Advanced materials have been a key technology throughout the history of the aero engine, continually contributing to its increasing effectiveness. The constant drive for increased performance necessitates materials that demonstrate not just ever-increasing high-temperature strength but also decreasing density for lower weight and higher thrust-to-weight ratios. As current materials reach the limits of their potential, new materials are emerging that offer significant improvements in capability, or, to a military operator, the potential edge in combat situations. The composition of the aero engine has changed radically in the last 40 years. Until around I960, steels accounted for about 60% by weight of the engine. They now represent little more than 10%. The presence of aluminium alloys has also vastly diminished. With the latest generation of high bypass turbofan aero engines, titanium alloys and nickel superalloys account for up to 75% of the engine weight.
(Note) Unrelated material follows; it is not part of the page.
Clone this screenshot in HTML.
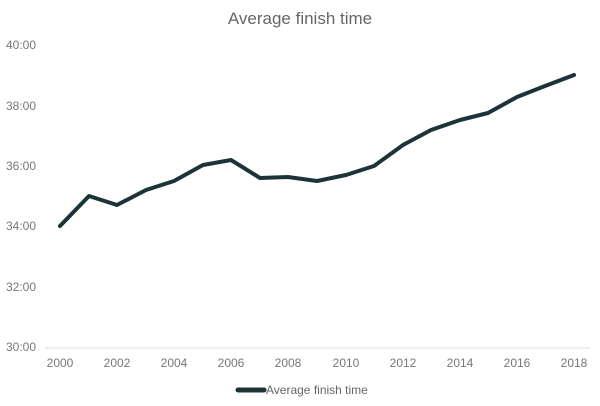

Titanium based alloys offer mechanical strength and light weight, and are used in fan and compressor blade and disc manufacture. Nickel superalloys have superb high-temperature capability, and are heavily used in the turbine 'hot-end' section of the engine. Composite materials have also steadily increased in use and, while not yet fulfilling eaarly predictions, they have overtaken aluminium in overall usage and make up a large proportion of the engine's static structures. New materials, such as titanium and nickel aluminides and advanced composites, can offer a step change in capability over today's alloys. However, the aero engine market is cost driven, so development of existing alloys remains vital, as the challenge of demonstrating performance improvements and simultaneous cost reduction via new advanced materials is undertaken.